Only the lines from the start of the data below through the line that contains "const explodeOffset = 0.15;" are to be copied, exactly and without pictures.
::: Source records
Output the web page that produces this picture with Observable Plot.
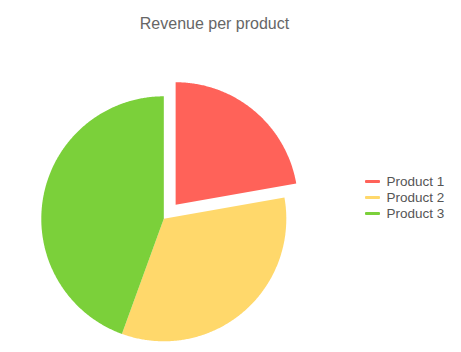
<!DOCTYPE html>
<html>
<head>
<meta charset="utf-8">
<script src="https://cdn.jsdelivr.net/npm/d3@7"></script>
<script src="https://cdn.jsdelivr.net/npm/@observablehq/plot@0.6"></script>
<style>
  html, body { margin: 0; padding: 0; background: #fff; }
  #wrap { position: relative; width: 461px; height: 352px; font-family: "Liberation Sans", Arial, sans-serif; }
  #title { position: absolute; left: 0; top: 15.5px; width: 429px; text-align: center; font-size: 16px; line-height: 16px; color: #666; }
  #chart { position: absolute; left: 0; top: 0; }
  #legend { position: absolute; left: 365px; top: 173.5px; font-size: 13.5px; color: #555; }
  .item { height: 16px; line-height: 16px; display: flex; align-items: center; white-space: nowrap; }
  .sw { width: 15px; height: 3px; margin-right: 6.5px; border-radius: 1px; }
</style>
</head>
<body>
<div id="wrap">
  <div id="chart"></div>
  <div id="title">Revenue per product</div>
  <div id="legend"></div>
</div>
<script>
const products = ["Product 1", "Product 2", "Product 3"];
const revenue = [200, 300, 400];
const colors = ["#ff6259", "#ffd86b", "#7bd03a"];

const explodedProduct = "Product 1";
const explodeOffset = 0.15; // fraction of radius

// compute slice outlines in unit coordinates (y up), starting at top, clockwise
const pie = d3.pie().sort(null).value(d => d.value)(products.map((p, i) => ({product: p, value: revenue[i]})));
const pts = [];
for (const s of pie) {
  const mid = (s.startAngle + s.endAngle) / 2;
  const off = s.data.product === explodedProduct ? explodeOffset : 0;
  const ox = off * Math.sin(mid), oy = off * Math.cos(mid);
  pts.push({product: s.data.product, x: ox, y: oy});
  const steps = Math.max(2, Math.ceil((s.endAngle - s.startAngle) / (Math.PI / 360)));
  for (let k = 0; k <= steps; k++) {
    const a = s.startAngle + (s.endAngle - s.startAngle) * k / steps;
    pts.push({product: s.data.product, x: ox + Math.sin(a), y: oy + Math.cos(a)});
  }
}

const cx = 163.3, cy = 218.3, r = 122.5;
const chart = Plot.plot({
  width: 461,
  height: 352,
  margin: 0,
  axis: null,
  x: {domain: [-1, 1], range: [cx - r, cx + r]},
  y: {domain: [-1, 1], range: [cy + r, cy - r]},
  color: {domain: products, range: colors},
  marks: [
    Plot.line(pts, {x: "x", y: "y", z: "product", fill: "product", stroke: null, curve: "linear"})
  ]
});
document.getElementById("chart").appendChild(chart);

const legend = document.getElementById("legend");
products.forEach((p, i) => {
  const it = document.createElement("div");
  it.className = "item";
  const sw = document.createElement("span");
  sw.className = "sw";
  sw.style.background = chart.scale("color").apply(p);
  const t = document.createElement("span");
  t.textContent = p;
  it.appendChild(sw); it.appendChild(t);
  legend.appendChild(it);
});
</script>
</body>
</html>
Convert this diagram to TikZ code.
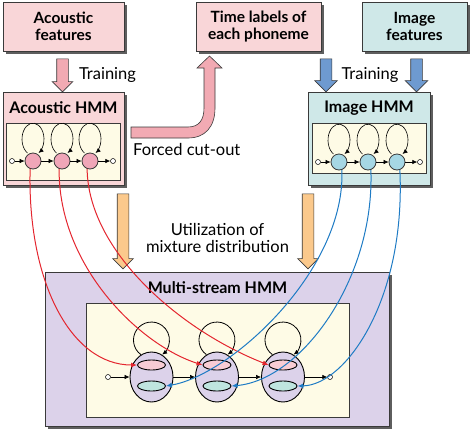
\documentclass[tikz,border=0pt]{standalone}
\usepackage{fontspec}
\setmainfont{Lato}
\usepackage{tikz}
\usetikzlibrary{arrows.meta,positioning,calc,shapes.geometric,shapes.arrows,shadows}
\usepackage{xcolor}

\definecolor{edge}{HTML}{3A3A3A}
\definecolor{shade}{HTML}{5E5E5E}
\definecolor{pinkbox}{HTML}{F9D6D8}
\definecolor{pinkarr}{HTML}{F2AAB3}
\definecolor{pinkstate}{HTML}{F0A6B8}
\definecolor{pinkell}{HTML}{F8CCD4}
\definecolor{tealbox}{HTML}{CFE8E8}
\definecolor{tealstate}{HTML}{A6D7E4}
\definecolor{tealell}{HTML}{BFE5DF}
\definecolor{bluearr}{HTML}{6E9AD0}
\definecolor{orangearr}{HTML}{FBC98C}
\definecolor{lavender}{HTML}{DCD2EA}
\definecolor{cream}{HTML}{FEFBE6}
\definecolor{redline}{HTML}{E4262F}
\definecolor{blueline}{HTML}{1E7BC4}

\begin{document}
\begin{tikzpicture}[x=1pt,y=-1pt,
  box/.style={draw=edge,line width=0.8pt,align=center,inner sep=0pt,
    drop shadow={shadow xshift=3pt,shadow yshift=-3pt,fill=shade,opacity=1},
    font=\bfseries\fontsize{15.5}{16.5}\selectfont},
  crbox/.style={draw=edge,line width=0.8pt,fill=cream,inner sep=0pt},
  title/.style={font=\bfseries\fontsize{16}{17}\selectfont,inner sep=0pt,anchor=base},
  lbl/.style={font=\fontsize{16.5}{17}\selectfont,inner sep=0pt},
  blockarr/.style={single arrow,draw=edge,line width=0.6pt,rotate=-90,
    inner sep=5.5pt,single arrow head extend=4.5pt},
  sstate/.style={circle,draw=edge,line width=0.8pt,minimum size=16pt,inner sep=0pt},
  bstate/.style={ellipse,draw=black,line width=0.9pt,fill=lavender,
    minimum width=43pt,minimum height=50pt,inner sep=0pt},
  subell/.style={ellipse,draw=black,line width=0.9pt,minimum width=28pt,
    minimum height=10pt,inner sep=0pt},
  dot/.style={circle,draw=black,fill=white,line width=0.5pt,minimum size=5pt,inner sep=0pt},
  tr/.style={line width=0.6pt,-{Latex[length=5pt,width=4.5pt]}},
  redarc/.style={redline,line width=1pt,-{Latex[length=6pt,width=5pt]}},
  bluearc/.style={blueline,line width=1pt,-{Latex[length=6pt,width=5pt]}}]
\useasboundingbox (0,0) rectangle (474,432);

% feature boxes
\node[box,fill=pinkbox,minimum width=121pt,minimum height=49pt] (acf) at (63.5,26.5) {Acoustic\\features};
\node[box,fill=pinkbox,minimum width=125pt,minimum height=49pt] (tlp) at (258.5,26.5) {Time labels of\\each phoneme};
\node[box,fill=tealbox,minimum width=105pt,minimum height=49pt] (imf) at (414.5,26.5) {Image\\features};

% training arrows
\node[blockarr,fill=pinkarr,minimum height=33pt] (tra) at (62.5,72.5) {};
\node[blockarr,fill=bluearr,minimum height=33pt,single arrow head extend=5.5pt] (trt) at (326,72.5) {};
\node[blockarr,fill=bluearr,minimum height=33pt,single arrow head extend=5.5pt] (tri) at (416.5,72.5) {};
\node[lbl,anchor=base] (trainA) at (107.5,79) {Training};
\node[lbl,anchor=base] (trainB) at (370,79) {Training};

% acoustic HMM
\node[box,fill=pinkbox,minimum width=121pt,minimum height=93pt] (ahmm) at (63.5,138.5) {};
\node[title] (ahmmt) at (63.5,113) {Acoustic HMM};
\node[crbox,minimum width=114pt,minimum height=57pt] (acr) at (63,151.5) {};
\node[dot] (a0) at (12,161) {};
\node[dot] (a4) at (113,161) {};
\foreach \i/\x in {1/33,2/62,3/90}
  \node[sstate,fill=pinkstate] (a\i) at (\x,161) {};
\foreach \i/\j in {0/1,1/2,2/3,3/4}
  \draw[tr] (a\i) -- (a\j);
\foreach \i in {1,2,3}
  \draw[tr] ($(a\i)+(-5.5,-8)$) arc[start angle=120,end angle=420,x radius=11,y radius=16];

% image HMM
\node[box,fill=tealbox,minimum width=122pt,minimum height=93pt] (ihmm) at (369,138.5) {};
\node[title] (ihmmt) at (369,112) {Image HMM};
\node[crbox,minimum width=114pt,minimum height=50pt] (icr) at (369,148) {};
\node[dot] (b0) at (318,162) {};
\node[dot] (b4) at (420,162) {};
\foreach \i/\x in {1/339,2/368,3/397}
  \node[sstate,fill=tealstate] (b\i) at (\x,162) {};
\foreach \i/\j in {0/1,1/2,2/3,3/4}
  \draw[tr] (b\i) -- (b\j);
\foreach \i in {1,2,3}
  \draw[tr] ($(b\i)+(-5.5,-8)$) arc[start angle=120,end angle=420,x radius=11,y radius=16];

% forced cut-out
\draw[draw=edge,line width=0.6pt,fill=pinkarr] (131,127) -- (188,127)
  .. controls (199,127) and (204,120) .. (204,108) -- (204,68) -- (197,68)
  -- (209.5,56) -- (222,68) -- (215,68) -- (215,108)
  .. controls (215,127) and (205,138) .. (188,138) -- (131,138) -- cycle;
\node[lbl,anchor=base west] (cut) at (133,155) {Forced cut-out};

% mixture arrows
\node[blockarr,fill=orangearr,minimum height=75pt] (mxa) at (123,228.5) {};
\node[blockarr,fill=orangearr,minimum height=75pt] (mxi) at (308,228.5) {};
\node[lbl,align=center] (mix) at (217.5,238) {Utilization of\\mixture distribution};

% multi-stream HMM
\node[box,fill=lavender,minimum width=344pt,minimum height=154pt] (ms) at (217,349) {};
\node[title] (mst) at (217.5,293) {Multi-stream HMM};
\node[crbox,minimum width=263pt,minimum height=114pt] (mcr) at (217.5,360) {};
\node[dot] (m0) at (108,377) {};
\node[dot] (m4) at (330,377) {};
\foreach \i/\x in {1/151.5,2/217,3/283} {
  \node[bstate] (m\i) at (\x,377) {};
  \node[subell,fill=pinkell] (p\i) at (\x,365) {};
  \node[subell,fill=tealell] (q\i) at (\x,386) {};
}
\foreach \i/\j in {0/1,1/2,2/3,3/4}
  \draw[tr] (m\i) -- (m\j);
\foreach \i in {1,2,3}
  \draw[tr,line width=0.8pt] ($(m\i)+(-10.6,-22.4)$) arc[start angle=126,end angle=414,radius=18];

% streams into the multi-stream states
\draw[redarc] (a1.250) .. controls +(-3,111) and +(-67,0) .. (p1.west);
\draw[redarc] (a2.250) .. controls +(-1,97) and +(-63,-20) .. (p2.west);
\draw[redarc] (a3.250) .. controls +(1,82) and +(-89,-35) .. (p3.west);
\draw[bluearc] (b1.290) .. controls +(4,100) and +(65,-11) .. (q1.east);
\draw[bluearc] (b2.290) .. controls +(4,110) and +(69,-6) .. (q2.east);
\draw[bluearc] (b3.290) .. controls +(6,130) and +(48,-1) .. (q3.east);
\end{tikzpicture}
\end{document}
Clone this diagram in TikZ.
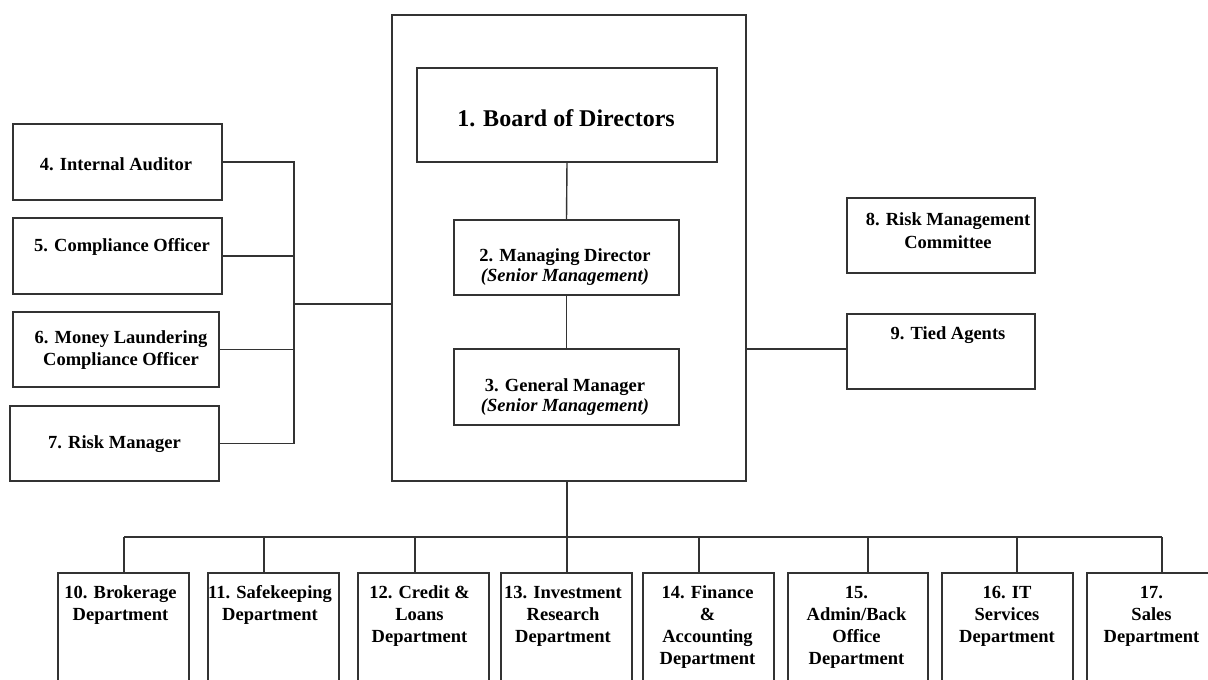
::::::
## Exercise response
Output the web page that produces this picture with Observable Plot.
<!DOCTYPE html>
<html>
<head>
<meta charset="utf-8">
<script src="https://cdn.jsdelivr.net/npm/d3@7"></script>
<script src="https://cdn.jsdelivr.net/npm/@observablehq/plot@0.6"></script>
<style>
  html, body { margin: 0; padding: 0; background: #fff; }
  #wrap { position: relative; width: 461px; height: 352px; font-family: "Liberation Sans", Arial, sans-serif; }
  #title { position: absolute; left: 0; top: 15.5px; width: 429px; text-align: center; font-size: 16px; line-height: 16px; color: #666; }
  #chart { position: absolute; left: 0; top: 0; }
  #legend { position: absolute; left: 365px; top: 173.5px; font-size: 13.5px; color: #555; }
  .item { height: 16px; line-height: 16px; display: flex; align-items: center; white-space: nowrap; }
  .sw { width: 15px; height: 3px; margin-right: 6.5px; border-radius: 1px; }
</style>
</head>
<body>
<div id="wrap">
  <div id="chart"></div>
  <div id="title">Revenue per product</div>
  <div id="legend"></div>
</div>
<script>
const products = ["Product 1", "Product 2", "Product 3"];
const revenue = [200, 300, 400];
const colors = ["#ff6259", "#ffd86b", "#7bd03a"];

const explodedProduct = "Product 1";
const explodeOffset = 0.15; // fraction of radius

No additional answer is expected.